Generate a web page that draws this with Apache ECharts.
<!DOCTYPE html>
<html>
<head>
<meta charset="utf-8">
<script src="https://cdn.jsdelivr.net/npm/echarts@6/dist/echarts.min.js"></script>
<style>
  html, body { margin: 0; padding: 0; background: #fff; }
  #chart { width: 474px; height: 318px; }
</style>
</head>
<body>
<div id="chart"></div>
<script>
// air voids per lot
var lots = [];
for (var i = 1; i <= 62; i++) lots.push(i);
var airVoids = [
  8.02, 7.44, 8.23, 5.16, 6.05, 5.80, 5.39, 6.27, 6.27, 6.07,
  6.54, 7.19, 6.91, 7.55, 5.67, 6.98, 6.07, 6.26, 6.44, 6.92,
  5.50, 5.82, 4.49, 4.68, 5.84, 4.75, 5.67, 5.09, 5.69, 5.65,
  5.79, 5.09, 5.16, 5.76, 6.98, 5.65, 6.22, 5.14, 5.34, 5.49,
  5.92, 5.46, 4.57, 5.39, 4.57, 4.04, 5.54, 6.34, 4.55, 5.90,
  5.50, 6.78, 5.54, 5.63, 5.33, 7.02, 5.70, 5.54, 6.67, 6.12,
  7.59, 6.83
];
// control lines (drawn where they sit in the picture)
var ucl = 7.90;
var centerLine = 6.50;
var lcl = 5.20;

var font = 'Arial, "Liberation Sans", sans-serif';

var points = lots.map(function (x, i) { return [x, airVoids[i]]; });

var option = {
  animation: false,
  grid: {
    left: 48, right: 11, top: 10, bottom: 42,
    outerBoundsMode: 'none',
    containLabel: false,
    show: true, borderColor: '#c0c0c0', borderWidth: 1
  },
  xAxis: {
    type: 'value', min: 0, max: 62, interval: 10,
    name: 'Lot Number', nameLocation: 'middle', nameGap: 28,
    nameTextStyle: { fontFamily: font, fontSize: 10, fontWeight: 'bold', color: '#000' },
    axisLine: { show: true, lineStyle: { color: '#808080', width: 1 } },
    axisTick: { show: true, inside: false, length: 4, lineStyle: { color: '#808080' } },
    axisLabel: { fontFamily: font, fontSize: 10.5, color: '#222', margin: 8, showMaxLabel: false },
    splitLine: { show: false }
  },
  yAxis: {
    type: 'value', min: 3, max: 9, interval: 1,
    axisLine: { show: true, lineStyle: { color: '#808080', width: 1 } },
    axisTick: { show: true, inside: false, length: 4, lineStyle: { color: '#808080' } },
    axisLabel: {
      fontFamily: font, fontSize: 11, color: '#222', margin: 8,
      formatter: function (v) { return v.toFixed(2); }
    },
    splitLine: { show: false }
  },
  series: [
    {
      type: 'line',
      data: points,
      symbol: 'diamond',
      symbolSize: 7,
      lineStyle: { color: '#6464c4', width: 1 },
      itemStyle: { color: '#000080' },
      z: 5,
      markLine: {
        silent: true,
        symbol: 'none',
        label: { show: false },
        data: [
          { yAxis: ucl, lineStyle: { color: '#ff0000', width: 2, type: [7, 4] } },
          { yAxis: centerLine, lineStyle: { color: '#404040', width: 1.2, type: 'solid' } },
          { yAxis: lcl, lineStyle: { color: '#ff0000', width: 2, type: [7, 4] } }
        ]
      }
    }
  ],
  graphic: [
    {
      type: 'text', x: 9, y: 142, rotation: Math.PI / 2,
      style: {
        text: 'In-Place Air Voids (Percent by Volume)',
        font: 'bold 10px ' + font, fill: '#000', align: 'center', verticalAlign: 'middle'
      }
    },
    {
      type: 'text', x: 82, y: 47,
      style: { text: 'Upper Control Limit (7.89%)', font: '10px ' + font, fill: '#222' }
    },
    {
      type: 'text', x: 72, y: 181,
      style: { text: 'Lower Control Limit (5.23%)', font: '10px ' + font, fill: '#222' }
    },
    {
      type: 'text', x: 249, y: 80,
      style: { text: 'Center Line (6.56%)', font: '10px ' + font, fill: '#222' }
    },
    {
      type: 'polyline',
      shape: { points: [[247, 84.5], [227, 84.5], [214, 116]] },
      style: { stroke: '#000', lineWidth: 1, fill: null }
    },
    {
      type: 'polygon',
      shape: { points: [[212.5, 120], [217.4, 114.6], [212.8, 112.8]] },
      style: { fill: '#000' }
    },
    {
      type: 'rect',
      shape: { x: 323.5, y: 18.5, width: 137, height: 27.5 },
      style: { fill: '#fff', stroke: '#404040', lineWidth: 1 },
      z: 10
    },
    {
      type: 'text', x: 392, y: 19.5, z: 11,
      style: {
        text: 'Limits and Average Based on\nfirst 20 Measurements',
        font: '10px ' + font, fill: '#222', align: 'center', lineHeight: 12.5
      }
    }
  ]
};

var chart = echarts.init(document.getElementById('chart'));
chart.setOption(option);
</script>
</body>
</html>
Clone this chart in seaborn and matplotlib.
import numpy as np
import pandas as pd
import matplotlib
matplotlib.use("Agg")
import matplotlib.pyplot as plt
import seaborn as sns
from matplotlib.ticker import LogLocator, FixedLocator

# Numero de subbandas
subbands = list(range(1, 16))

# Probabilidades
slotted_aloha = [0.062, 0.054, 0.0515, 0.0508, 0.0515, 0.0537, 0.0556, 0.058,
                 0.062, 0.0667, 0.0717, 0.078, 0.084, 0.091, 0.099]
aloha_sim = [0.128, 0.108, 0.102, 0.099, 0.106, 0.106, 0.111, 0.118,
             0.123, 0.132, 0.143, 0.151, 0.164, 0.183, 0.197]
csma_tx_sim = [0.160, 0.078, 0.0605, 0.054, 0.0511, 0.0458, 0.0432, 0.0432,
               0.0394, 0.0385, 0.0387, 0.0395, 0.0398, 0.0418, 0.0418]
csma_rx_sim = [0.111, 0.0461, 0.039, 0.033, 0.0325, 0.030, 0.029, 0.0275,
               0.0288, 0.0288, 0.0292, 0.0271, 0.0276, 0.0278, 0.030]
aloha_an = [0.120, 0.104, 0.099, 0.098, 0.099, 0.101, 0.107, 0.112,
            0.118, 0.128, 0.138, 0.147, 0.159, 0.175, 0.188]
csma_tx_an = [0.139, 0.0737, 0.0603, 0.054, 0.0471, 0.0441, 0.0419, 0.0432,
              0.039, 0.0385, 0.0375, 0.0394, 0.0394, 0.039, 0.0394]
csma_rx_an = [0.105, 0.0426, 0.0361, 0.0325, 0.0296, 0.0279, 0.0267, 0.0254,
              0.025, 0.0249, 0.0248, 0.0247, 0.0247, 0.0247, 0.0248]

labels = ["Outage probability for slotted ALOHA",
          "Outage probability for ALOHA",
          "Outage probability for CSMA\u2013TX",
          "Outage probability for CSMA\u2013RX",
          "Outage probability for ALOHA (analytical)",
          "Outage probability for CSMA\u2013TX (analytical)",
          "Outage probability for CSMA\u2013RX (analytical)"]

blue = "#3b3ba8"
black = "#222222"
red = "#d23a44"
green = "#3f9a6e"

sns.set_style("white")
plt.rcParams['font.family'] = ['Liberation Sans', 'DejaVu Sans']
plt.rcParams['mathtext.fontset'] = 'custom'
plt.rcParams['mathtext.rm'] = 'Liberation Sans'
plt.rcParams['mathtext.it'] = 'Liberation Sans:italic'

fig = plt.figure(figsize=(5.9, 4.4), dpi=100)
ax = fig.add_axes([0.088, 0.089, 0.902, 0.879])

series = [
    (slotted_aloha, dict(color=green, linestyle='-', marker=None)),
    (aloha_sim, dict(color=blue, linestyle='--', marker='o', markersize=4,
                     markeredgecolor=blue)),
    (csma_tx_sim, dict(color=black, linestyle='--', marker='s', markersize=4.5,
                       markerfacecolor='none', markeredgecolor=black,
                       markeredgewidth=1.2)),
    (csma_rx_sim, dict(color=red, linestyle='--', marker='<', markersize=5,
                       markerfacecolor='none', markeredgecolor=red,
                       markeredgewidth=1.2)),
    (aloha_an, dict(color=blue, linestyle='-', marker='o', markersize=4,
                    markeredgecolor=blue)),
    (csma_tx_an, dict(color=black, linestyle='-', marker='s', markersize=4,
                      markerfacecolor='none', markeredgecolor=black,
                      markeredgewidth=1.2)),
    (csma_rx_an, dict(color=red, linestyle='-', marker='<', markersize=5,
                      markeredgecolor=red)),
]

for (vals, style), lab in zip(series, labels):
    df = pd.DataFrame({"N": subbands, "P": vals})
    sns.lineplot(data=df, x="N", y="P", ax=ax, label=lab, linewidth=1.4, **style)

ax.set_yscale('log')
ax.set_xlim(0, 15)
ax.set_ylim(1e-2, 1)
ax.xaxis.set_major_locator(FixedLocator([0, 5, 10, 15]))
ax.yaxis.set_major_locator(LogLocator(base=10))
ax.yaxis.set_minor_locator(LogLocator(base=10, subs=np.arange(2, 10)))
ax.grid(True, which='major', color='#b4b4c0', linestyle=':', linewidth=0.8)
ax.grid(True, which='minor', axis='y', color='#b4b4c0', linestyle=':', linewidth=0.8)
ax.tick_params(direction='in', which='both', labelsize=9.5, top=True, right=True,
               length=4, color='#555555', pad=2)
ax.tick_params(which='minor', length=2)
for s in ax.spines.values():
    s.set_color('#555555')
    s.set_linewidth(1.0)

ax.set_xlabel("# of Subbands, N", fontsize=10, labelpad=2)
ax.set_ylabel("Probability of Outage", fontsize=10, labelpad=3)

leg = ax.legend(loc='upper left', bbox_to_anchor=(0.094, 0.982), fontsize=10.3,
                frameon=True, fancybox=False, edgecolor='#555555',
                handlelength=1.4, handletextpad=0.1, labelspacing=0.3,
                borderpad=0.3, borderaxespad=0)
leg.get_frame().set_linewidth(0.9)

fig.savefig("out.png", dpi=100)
● ● ● ● ●
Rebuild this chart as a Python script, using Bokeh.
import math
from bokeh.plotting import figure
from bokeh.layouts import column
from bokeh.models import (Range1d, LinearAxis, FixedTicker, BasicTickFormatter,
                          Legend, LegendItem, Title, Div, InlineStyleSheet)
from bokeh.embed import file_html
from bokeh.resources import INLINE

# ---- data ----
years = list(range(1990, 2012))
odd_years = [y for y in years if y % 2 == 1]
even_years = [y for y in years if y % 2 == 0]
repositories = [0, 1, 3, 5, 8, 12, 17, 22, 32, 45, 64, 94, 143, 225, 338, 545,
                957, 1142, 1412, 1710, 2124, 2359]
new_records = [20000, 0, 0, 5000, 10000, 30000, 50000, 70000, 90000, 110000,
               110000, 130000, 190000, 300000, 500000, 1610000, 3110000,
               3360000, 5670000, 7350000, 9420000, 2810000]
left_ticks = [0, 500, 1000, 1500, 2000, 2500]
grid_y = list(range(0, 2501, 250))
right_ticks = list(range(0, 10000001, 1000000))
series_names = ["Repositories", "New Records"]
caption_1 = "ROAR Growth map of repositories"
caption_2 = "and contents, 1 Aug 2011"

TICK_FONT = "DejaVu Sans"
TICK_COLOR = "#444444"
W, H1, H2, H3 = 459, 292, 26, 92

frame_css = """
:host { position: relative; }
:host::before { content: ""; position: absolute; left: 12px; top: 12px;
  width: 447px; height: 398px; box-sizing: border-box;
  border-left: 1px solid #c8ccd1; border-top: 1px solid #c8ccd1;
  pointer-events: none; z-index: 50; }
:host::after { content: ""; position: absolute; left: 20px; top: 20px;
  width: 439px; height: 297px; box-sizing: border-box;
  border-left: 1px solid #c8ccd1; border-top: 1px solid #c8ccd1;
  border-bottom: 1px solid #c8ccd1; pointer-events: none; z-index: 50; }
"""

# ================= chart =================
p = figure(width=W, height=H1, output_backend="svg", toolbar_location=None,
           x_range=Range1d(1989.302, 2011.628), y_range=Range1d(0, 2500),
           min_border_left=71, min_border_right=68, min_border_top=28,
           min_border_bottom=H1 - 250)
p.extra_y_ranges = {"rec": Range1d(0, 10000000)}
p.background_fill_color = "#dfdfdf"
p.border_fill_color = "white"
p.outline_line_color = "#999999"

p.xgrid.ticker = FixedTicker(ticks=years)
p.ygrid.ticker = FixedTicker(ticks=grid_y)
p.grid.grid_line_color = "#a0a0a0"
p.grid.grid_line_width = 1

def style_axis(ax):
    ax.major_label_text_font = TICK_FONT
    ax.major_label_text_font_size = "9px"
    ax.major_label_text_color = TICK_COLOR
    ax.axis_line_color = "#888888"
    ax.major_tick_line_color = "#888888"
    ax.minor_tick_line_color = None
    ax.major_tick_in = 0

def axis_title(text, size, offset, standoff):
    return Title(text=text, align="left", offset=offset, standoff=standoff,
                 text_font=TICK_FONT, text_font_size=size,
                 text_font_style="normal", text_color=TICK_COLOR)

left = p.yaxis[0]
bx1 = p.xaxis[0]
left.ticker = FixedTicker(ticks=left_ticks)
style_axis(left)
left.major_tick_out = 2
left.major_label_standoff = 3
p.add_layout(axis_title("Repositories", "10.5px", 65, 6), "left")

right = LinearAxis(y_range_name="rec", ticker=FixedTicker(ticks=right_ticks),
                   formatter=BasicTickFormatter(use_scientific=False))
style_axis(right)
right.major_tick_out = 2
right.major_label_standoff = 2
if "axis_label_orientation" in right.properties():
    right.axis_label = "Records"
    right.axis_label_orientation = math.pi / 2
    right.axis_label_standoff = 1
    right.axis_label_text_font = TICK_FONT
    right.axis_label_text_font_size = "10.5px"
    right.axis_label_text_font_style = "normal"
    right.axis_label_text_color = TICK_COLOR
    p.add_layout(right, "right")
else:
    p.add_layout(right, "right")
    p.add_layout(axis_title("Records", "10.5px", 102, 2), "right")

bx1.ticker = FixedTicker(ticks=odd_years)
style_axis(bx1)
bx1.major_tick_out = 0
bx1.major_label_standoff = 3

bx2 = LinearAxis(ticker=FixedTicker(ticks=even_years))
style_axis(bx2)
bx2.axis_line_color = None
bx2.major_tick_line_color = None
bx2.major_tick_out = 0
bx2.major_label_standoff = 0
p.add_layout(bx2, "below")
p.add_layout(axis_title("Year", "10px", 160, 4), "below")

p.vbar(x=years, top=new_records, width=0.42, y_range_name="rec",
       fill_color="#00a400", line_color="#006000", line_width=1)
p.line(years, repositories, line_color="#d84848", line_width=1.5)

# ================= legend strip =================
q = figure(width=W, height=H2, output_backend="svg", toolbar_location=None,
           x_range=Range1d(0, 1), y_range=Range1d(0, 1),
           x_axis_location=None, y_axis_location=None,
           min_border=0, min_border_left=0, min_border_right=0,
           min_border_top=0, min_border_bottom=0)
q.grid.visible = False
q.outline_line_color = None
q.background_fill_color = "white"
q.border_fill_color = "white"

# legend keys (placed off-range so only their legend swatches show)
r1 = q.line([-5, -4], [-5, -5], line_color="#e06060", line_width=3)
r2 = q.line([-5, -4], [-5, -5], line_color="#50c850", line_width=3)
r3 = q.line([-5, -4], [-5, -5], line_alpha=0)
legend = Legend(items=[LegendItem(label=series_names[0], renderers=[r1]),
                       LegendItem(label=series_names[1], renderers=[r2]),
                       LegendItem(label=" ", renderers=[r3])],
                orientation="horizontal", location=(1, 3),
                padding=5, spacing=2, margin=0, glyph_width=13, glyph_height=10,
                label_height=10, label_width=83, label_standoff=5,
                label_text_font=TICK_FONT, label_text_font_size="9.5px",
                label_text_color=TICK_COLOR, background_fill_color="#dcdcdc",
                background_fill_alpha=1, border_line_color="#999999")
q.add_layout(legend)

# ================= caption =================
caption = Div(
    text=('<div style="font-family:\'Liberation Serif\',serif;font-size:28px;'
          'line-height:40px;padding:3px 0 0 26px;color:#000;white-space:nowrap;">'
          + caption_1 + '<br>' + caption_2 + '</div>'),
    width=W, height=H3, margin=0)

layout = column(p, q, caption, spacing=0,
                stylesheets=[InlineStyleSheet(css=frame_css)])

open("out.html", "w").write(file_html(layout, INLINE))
● ● ● ● ●
## What the exercise asks
Of the entries listed above, reproduce only the lines starting at the line containing "Clone this chart in seaborn and matplotlib." and ending at the line containing "subbands = list(range(1, 16))". Include both, exactly as they stand.

## Response to this exercise
Clone this chart in seaborn and matplotlib.
import numpy as np
import pandas as pd
import matplotlib
matplotlib.use("Agg")
import matplotlib.pyplot as plt
import seaborn as sns
from matplotlib.ticker import LogLocator, FixedLocator

# Numero de subbandas
subbands = list(range(1, 16))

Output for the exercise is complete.